In 1917, the Bolshevik Revolution ended Stravinsky’s ownership of property in Russia so he moved his family from their home in the Ukraine to Switzerland. Three years later, the Stravinskys moved again to France (the composer became a French citizen in 1934).  His musical fame led to extensive international travel in the 1930s. During that busy period, tuberculosis took the life of a daughter in 1938 and put Stravinsky himself into a sanatorium for several months; his wife and his mother also died in 1939, the year he moved to the U.S. He was married again in 1940 to a dancer, Vera de Bosset, whose former husband was a Ballet Russes designer.
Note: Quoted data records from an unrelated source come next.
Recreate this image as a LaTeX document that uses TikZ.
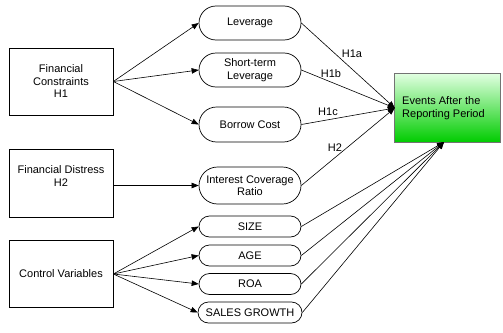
\documentclass[tikz,border=0pt]{standalone}
\usepackage{fontspec}
\setmainfont{Liberation Sans}
\usetikzlibrary{arrows.meta,shapes.misc}
\begin{document}
\begin{tikzpicture}[x=1pt,y=-1pt,
  font=\fontsize{11}{12.5}\selectfont,
  box/.style={draw,line width=0.7pt,minimum width=104pt,minimum height=67pt,align=center,inner sep=0pt},
  pill/.style={draw,rounded rectangle,line width=0.7pt,minimum width=104pt,align=center,inner sep=1pt},
  arr/.style={-{Triangle[length=7pt,width=5.5pt]},line width=0.6pt},
  lab/.style={inner sep=0pt}]
\useasboundingbox (0,0) rectangle (503,332);
% left boxes
\node[box] (fc) at (61,81.5) {Financial\\Constraints\\H1};
\node[box,minimum height=68pt] (fd) at (61,183) {};
\node[align=center,inner sep=0pt] (fdt) at (61,176) {Financial Distress\\H2};
\node[box] (cv) at (61,274) {Control Variables};
% pills
\node[pill,minimum height=34pt] (lev) at (250,23) {Leverage};
\node[pill,minimum height=34pt] (stl) at (250,70) {Short-term\\Leverage};
\node[pill,minimum height=35pt] (bc) at (250,124.5) {Borrow Cost};
\node[pill,minimum height=37pt] (icr) at (250,185.5) {Interest Coverage\\Ratio};
\node[pill,minimum height=21pt] (size) at (250,226.5) {SIZE};
\node[pill,minimum height=21pt] (age) at (250,255.5) {AGE};
\node[pill,minimum height=21pt] (roa) at (250,284) {ROA};
\node[pill,minimum height=21pt,inner xsep=0pt] (sg) at (250,312.5) {SALES GROWTH};
% target
\node[minimum width=105pt,minimum height=68pt,inner sep=0pt] (ev) at (447.5,108) {};
\shade[top color=green!12!white,bottom color=green!80!black] (ev.north west) rectangle (ev.south east);
\draw[black!55,line width=0.8pt] (ev.north west) rectangle (ev.south east);
\node[align=left,anchor=west,inner sep=0pt] (evt) at (402,108) {Events After the\\Reporting Period};
\coordinate (evl) at (ev.west);
\coordinate (evb) at (444,142);
% arrows left
\draw[arr] (fc.east) -- (lev.west);
\draw[arr] (fc.east) -- (stl.west);
\draw[arr] (fc.east) -- (bc.west);
\draw[arr] (fd.east |- icr.west) -- (icr.west);
\draw[arr] (cv.east) -- (size.west);
\draw[arr] (cv.east) -- (age.west);
\draw[arr] (cv.east) -- (roa.west);
\draw[arr] (cv.east) -- (sg.west);
% arrows right
\draw[arr] (lev.east) -- (evl);
\draw[arr] (stl.east) -- (evl);
\draw[arr] (bc.east) -- (evl);
\draw[arr] (icr.east) -- (evl);
\node[lab] (h1a) at (352,54) {H1a};
\node[lab] (h1b) at (331,74) {H1b};
\node[lab] (h1c) at (328,112) {H1c};
\node[lab] (h2) at (335,148) {H2};
\draw[arr] (size.east) -- (evb);
\draw[arr] (age.east) -- (evb);
\draw[arr] (roa.east) -- (evb);
\draw[arr] (sg.east) -- (evb);
\end{tikzpicture}
\end{document}
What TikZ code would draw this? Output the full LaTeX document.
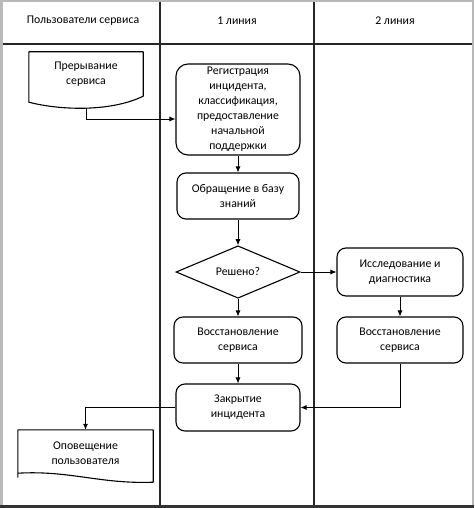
\documentclass[tikz,border=0pt]{standalone}
\usepackage{fontspec}
\setmainfont{Carlito}
\usetikzlibrary{positioning,arrows.meta,shapes.geometric,calc}

\begin{document}
\begin{tikzpicture}[x=1pt,y=-1pt]
	\tikzset{
		txt/.style={font=\fontsize{11.8}{15}\selectfont, align=center, inner sep=1pt},
		proc/.style={txt, draw, rounded corners=9pt, line width=1.1pt},
		decide/.style={txt, draw, diamond, line width=1.1pt, inner sep=0pt},
		doc/.style={txt, minimum width=#1},
		docline/.style={line width=1.1pt, line join=round},
		arr/.style={-{Latex[length=6pt,width=5pt]}, line width=0.8pt},
		lane/.style={line width=1.3pt, black!85}
	}
	% frame and lanes
	\fill[gray!55] (0,0) rectangle (474,508);
	\fill[white] (3,2) rectangle (471.5,505);
	\fill[black!80] (0,505) rectangle (474,508);
	\useasboundingbox (0,0) rectangle (474,508);
	\draw[lane] (3,44) -- (471.5,44);
	\draw[lane] (160,2) -- (160,505);
	\draw[lane] (314,2) -- (314,505);
	\node[txt] (hUsers) at (83,21) {Пользователи сервиса};
	\node[txt] (hLine1) at (237,21) {1 линия};
	\node[txt] (hLine2) at (395,21) {2 линия};
	% documents
	\node[doc=114pt, minimum height=44pt] (stop) at (86,74) {Прерывание\\сервиса};
	\draw[docline] (stop.south west) -- (stop.north west) -- (stop.north east) -- (stop.south east)
		.. controls ($(stop.south east)+(-33,16)$) and ($(stop.south west)+(31,14)$) .. ($(stop.south west)+(0,6)$) -- cycle;
	\node[doc=135pt, minimum height=47pt] (notify) at (85.5,453.5) {Оповещение\\пользователя};
	\draw[docline] (notify.south west) -- (notify.north west) -- (notify.north east) -- ($(notify.south east)+(0,5)$)
		.. controls ($(notify.south east)+(-53,7)$) and ($(notify.south west)+(52,-7)$) .. ($(notify.south west)+(0,-4)$) -- cycle;
	% 1st line
	\node[proc, minimum width=124pt, minimum height=91pt, rounded corners=12pt] (reg) at (238,109.5) {Регистрация\\инцидента,\\классификация,\\предоставление\\начальной\\поддержки};
	\node[proc, minimum width=122pt, minimum height=46pt] (kb) at (238,196) {Обращение в базу\\знаний};
	\node[decide, minimum width=124pt, minimum height=46pt] (solved) at (238,272) {Решено?};
	\node[proc, minimum width=128pt, minimum height=46pt] (restore1) at (238,340) {Восстановление\\сервиса};
	\node[proc, minimum width=124pt, minimum height=47pt] (close) at (238,407.5) {Закрытие\\инцидента};
	% 2nd line
	\node[proc, minimum width=126pt, minimum height=48pt] (diag) at (400,272) {Исследование и\\диагностика};
	\node[proc, minimum width=126pt, minimum height=46pt] (restore2) at (400,340) {Восстановление\\сервиса};
	% connectors
	\draw[arr] ([yshift=-12pt]stop.south) |- ([yshift=-9.5pt]reg.west);
	\path[arr]
		(reg) edge (kb)
		(kb) edge (solved)
		(solved) edge (restore1)
		(solved) edge (diag)
		(diag) edge (restore2)
		(restore1) edge (close);
	\draw[arr] (restore2.south) |- (close.east);
	\draw[arr] (close.west) -| (notify.north);
\end{tikzpicture}
\end{document}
In 1941, the couple moved to West Hollywood and eventually became American citizens. Conductor Robert Craft is credited with promoting Stravinsky’s U.S success and his move to serialist composition. In 1962, Stravinsky returned to Russia for the one time since he left.
Although he continued to write, tour and conduct well into his eighties, his health began to rapidly deteriorate in 1967. He had lived in New York only a few years before he died of the respiratory problems that had plagued him since childhood. 

In spite of the difficulties he encountered with the acceptance of his “radical” music, Musical Academy Online, http://www.musicacademyonline.com/composer/biographies.php?bid=88
reports that Stravinsky did have a caustic sense of humor and is quoted as saying of Vivaldi that he had “not written hundreds of concertos but rather the same concerto hundreds of times.”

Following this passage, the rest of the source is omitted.